# [EXERCISE INPUTS]
%%

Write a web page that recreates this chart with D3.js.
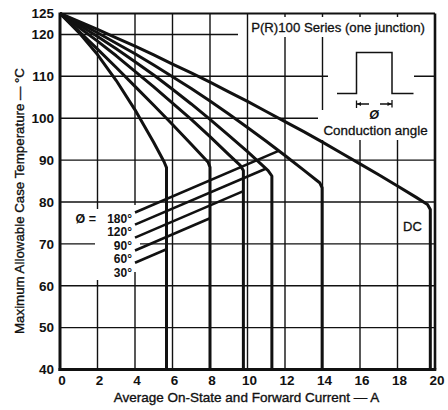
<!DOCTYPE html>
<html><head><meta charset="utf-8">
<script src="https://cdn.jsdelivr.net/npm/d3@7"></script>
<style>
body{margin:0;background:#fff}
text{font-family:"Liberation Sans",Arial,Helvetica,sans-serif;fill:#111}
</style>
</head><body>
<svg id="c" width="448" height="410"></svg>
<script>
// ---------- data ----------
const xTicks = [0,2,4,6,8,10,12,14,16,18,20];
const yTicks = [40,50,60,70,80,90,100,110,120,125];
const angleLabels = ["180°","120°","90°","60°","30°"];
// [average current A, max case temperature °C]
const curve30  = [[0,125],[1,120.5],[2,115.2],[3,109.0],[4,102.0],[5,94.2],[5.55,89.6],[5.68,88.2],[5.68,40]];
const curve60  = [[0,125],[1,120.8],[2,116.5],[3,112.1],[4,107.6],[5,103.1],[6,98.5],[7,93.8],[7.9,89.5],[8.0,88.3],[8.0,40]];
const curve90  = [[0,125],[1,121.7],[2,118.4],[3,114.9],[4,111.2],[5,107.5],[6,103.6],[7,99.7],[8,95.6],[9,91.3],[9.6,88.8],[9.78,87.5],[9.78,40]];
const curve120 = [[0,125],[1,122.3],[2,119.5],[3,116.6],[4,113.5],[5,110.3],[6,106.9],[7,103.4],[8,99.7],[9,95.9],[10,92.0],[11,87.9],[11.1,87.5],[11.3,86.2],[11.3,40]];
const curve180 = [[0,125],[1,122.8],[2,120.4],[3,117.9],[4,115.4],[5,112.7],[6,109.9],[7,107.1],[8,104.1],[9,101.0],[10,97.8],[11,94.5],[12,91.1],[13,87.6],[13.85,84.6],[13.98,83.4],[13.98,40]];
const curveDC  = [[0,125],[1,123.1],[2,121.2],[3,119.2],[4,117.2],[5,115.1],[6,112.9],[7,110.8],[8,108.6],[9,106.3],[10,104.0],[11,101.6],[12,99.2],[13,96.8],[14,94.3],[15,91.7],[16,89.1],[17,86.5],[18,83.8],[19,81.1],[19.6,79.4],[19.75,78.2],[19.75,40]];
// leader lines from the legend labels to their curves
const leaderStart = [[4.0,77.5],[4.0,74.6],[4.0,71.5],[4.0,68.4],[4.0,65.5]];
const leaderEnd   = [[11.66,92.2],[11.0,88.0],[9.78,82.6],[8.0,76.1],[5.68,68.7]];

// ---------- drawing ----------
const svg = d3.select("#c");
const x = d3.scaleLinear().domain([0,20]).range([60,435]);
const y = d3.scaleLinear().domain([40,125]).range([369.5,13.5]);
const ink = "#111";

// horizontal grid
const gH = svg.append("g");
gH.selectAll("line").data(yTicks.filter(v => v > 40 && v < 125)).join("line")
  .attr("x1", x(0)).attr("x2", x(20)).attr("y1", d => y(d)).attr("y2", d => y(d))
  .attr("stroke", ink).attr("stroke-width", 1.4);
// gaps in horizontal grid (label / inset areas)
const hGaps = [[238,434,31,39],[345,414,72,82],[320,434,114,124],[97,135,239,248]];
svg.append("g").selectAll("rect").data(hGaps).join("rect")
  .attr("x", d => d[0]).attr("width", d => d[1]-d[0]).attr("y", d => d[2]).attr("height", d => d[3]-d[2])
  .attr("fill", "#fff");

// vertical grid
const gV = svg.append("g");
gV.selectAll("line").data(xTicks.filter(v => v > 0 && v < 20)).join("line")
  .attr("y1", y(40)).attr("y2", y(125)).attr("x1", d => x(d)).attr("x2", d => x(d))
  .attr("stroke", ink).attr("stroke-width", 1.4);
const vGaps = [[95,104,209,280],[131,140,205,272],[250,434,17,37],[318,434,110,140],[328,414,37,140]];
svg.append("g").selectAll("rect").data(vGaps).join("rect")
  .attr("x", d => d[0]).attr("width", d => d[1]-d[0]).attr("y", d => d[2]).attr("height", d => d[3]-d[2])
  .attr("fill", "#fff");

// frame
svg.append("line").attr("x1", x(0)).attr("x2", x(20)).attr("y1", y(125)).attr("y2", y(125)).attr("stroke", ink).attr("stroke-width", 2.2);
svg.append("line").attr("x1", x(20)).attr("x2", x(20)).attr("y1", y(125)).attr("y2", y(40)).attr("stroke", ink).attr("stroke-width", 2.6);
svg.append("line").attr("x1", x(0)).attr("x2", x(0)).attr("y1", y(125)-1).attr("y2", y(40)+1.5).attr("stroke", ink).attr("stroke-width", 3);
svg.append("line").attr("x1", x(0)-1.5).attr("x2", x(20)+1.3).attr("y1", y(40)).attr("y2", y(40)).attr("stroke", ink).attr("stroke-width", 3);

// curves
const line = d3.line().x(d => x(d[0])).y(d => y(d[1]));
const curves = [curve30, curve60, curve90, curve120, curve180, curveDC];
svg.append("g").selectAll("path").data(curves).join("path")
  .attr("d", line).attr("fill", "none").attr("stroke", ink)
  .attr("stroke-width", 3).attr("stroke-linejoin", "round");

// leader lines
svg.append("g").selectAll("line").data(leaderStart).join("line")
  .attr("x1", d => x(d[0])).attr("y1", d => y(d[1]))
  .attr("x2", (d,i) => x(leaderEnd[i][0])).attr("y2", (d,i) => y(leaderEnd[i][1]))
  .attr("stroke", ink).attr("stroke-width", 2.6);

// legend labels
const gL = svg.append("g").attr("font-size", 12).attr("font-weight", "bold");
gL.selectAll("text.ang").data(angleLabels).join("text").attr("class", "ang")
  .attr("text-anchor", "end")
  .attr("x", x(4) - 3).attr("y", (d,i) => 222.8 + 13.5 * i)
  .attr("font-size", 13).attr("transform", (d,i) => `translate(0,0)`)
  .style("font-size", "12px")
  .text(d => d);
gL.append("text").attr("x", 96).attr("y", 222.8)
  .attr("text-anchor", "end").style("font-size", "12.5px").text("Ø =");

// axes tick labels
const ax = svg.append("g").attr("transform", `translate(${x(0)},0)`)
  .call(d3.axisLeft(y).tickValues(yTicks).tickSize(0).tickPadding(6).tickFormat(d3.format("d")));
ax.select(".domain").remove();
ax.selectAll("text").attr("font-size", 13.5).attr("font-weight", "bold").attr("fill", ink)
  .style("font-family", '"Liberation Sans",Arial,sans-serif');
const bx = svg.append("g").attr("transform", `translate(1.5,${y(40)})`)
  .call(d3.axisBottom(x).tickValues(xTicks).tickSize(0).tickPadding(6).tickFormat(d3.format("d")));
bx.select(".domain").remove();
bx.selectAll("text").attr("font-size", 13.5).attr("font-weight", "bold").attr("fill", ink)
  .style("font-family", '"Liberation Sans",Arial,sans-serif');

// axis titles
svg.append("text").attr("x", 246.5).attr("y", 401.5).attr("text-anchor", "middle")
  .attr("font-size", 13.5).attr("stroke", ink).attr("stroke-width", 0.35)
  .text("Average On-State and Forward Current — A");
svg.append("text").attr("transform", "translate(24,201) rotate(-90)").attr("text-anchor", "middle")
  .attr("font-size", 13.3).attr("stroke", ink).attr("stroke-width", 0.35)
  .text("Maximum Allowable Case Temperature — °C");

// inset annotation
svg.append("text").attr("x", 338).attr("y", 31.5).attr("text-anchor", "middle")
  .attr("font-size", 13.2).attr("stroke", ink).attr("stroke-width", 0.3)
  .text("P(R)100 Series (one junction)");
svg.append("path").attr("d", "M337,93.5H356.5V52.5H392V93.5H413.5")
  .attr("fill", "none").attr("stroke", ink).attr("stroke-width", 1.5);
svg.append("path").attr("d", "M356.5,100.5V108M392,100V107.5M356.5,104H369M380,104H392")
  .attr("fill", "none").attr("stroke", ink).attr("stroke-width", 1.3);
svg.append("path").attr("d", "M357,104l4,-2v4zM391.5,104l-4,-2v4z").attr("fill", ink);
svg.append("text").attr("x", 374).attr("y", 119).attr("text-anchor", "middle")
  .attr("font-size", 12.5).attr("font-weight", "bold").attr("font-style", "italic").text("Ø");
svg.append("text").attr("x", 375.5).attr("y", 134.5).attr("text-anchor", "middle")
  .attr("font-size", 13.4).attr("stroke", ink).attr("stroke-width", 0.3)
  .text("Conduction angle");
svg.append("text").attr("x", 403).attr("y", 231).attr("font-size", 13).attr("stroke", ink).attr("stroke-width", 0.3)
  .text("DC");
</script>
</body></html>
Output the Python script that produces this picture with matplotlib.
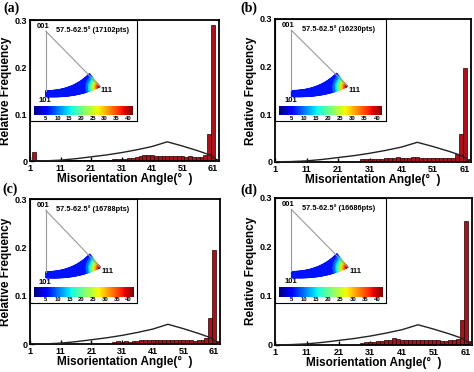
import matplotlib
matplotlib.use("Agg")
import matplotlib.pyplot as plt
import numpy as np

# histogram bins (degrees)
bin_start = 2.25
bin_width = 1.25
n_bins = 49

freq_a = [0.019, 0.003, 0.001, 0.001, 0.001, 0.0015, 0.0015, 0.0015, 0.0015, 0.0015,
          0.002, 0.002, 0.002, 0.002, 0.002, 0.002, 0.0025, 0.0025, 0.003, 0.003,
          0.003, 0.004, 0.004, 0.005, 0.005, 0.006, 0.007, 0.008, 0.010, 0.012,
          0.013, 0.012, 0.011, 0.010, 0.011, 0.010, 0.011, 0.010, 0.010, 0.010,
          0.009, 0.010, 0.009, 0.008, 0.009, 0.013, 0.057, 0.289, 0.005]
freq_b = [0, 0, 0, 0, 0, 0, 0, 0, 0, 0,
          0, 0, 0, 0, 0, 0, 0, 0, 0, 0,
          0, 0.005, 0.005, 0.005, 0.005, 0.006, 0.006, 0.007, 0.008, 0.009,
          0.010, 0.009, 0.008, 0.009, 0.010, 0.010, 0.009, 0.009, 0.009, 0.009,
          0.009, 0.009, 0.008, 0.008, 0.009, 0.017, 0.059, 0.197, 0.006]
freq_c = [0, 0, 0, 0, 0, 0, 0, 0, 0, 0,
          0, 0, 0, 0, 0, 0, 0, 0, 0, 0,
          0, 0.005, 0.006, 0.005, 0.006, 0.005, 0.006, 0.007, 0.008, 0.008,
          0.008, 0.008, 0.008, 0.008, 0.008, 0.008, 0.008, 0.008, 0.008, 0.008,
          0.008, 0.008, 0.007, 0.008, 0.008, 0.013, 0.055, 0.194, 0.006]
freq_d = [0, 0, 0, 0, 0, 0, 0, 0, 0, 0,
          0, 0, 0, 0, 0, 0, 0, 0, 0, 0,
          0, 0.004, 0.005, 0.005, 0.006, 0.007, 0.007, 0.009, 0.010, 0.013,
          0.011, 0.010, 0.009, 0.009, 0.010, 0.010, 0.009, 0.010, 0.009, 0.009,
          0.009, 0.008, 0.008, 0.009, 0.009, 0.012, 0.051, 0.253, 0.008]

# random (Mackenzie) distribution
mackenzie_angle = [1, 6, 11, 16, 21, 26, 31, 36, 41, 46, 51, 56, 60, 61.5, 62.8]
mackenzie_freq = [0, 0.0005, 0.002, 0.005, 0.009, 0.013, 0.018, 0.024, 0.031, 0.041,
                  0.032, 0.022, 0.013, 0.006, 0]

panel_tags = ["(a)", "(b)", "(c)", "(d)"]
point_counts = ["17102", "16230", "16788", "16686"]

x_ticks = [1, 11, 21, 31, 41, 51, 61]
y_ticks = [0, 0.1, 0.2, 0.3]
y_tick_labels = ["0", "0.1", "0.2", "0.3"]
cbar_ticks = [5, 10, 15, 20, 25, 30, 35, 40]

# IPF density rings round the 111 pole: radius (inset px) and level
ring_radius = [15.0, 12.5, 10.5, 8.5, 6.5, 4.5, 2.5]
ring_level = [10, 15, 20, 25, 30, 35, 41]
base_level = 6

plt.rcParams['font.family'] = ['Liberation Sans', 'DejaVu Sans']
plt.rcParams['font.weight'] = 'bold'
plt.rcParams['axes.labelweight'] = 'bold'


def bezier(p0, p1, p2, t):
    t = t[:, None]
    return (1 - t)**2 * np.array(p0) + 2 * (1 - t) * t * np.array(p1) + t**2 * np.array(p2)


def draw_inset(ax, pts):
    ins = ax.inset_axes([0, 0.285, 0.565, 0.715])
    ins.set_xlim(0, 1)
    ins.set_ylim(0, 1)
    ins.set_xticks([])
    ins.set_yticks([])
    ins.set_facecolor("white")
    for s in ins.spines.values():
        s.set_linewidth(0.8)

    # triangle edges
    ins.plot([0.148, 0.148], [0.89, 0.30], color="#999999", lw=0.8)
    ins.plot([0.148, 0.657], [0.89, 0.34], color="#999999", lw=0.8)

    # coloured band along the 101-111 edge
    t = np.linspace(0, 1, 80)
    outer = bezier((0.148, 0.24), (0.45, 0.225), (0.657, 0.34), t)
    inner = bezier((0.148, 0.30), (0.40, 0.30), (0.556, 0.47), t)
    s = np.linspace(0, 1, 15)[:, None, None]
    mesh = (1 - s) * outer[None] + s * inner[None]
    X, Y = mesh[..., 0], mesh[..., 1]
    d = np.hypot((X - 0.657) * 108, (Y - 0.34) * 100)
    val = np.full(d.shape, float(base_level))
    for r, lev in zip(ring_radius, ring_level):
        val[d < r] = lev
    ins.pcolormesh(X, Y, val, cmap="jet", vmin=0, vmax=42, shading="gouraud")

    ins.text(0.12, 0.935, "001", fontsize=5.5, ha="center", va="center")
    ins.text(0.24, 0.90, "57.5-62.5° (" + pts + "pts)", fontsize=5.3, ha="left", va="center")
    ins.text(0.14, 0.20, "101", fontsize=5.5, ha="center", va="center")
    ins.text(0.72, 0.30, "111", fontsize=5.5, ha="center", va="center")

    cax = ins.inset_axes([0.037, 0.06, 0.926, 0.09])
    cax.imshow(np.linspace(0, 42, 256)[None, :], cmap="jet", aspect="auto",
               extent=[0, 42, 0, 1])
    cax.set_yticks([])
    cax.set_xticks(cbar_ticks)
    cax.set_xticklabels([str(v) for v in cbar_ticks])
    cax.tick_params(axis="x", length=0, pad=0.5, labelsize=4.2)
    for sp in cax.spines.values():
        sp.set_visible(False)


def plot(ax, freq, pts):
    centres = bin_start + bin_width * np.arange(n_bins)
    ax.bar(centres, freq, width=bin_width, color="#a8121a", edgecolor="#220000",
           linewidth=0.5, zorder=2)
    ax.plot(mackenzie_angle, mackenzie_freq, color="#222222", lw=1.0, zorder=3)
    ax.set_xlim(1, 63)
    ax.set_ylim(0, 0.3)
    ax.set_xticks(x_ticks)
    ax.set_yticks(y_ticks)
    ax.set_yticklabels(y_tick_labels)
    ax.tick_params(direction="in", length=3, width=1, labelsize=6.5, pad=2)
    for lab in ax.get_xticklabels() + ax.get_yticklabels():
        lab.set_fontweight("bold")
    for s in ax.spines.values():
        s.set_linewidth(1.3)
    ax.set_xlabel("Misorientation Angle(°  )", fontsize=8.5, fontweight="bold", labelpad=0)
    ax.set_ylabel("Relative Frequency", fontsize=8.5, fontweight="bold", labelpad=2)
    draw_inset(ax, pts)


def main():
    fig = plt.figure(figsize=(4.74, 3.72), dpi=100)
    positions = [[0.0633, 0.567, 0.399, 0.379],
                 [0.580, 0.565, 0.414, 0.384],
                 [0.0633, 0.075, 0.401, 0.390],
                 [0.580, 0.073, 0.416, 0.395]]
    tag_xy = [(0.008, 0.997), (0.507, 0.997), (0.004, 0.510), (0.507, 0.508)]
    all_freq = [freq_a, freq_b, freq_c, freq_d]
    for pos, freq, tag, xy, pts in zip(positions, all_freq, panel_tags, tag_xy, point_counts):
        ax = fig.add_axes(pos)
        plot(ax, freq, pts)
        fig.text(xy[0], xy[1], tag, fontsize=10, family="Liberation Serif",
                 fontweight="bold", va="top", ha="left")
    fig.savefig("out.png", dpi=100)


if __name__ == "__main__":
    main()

%%

# [EXERCISE DETAILS]
The first line to give again is the one with "Output the Python", and the last is the one with "n_bins = 49". Repeat them and everything between exactly, minus the pictures.

# [EXERCISE RESPONSE]
Output the Python script that produces this picture with matplotlib.
import matplotlib
matplotlib.use("Agg")
import matplotlib.pyplot as plt
import numpy as np

# histogram bins (degrees)
bin_start = 2.25
bin_width = 1.25
n_bins = 49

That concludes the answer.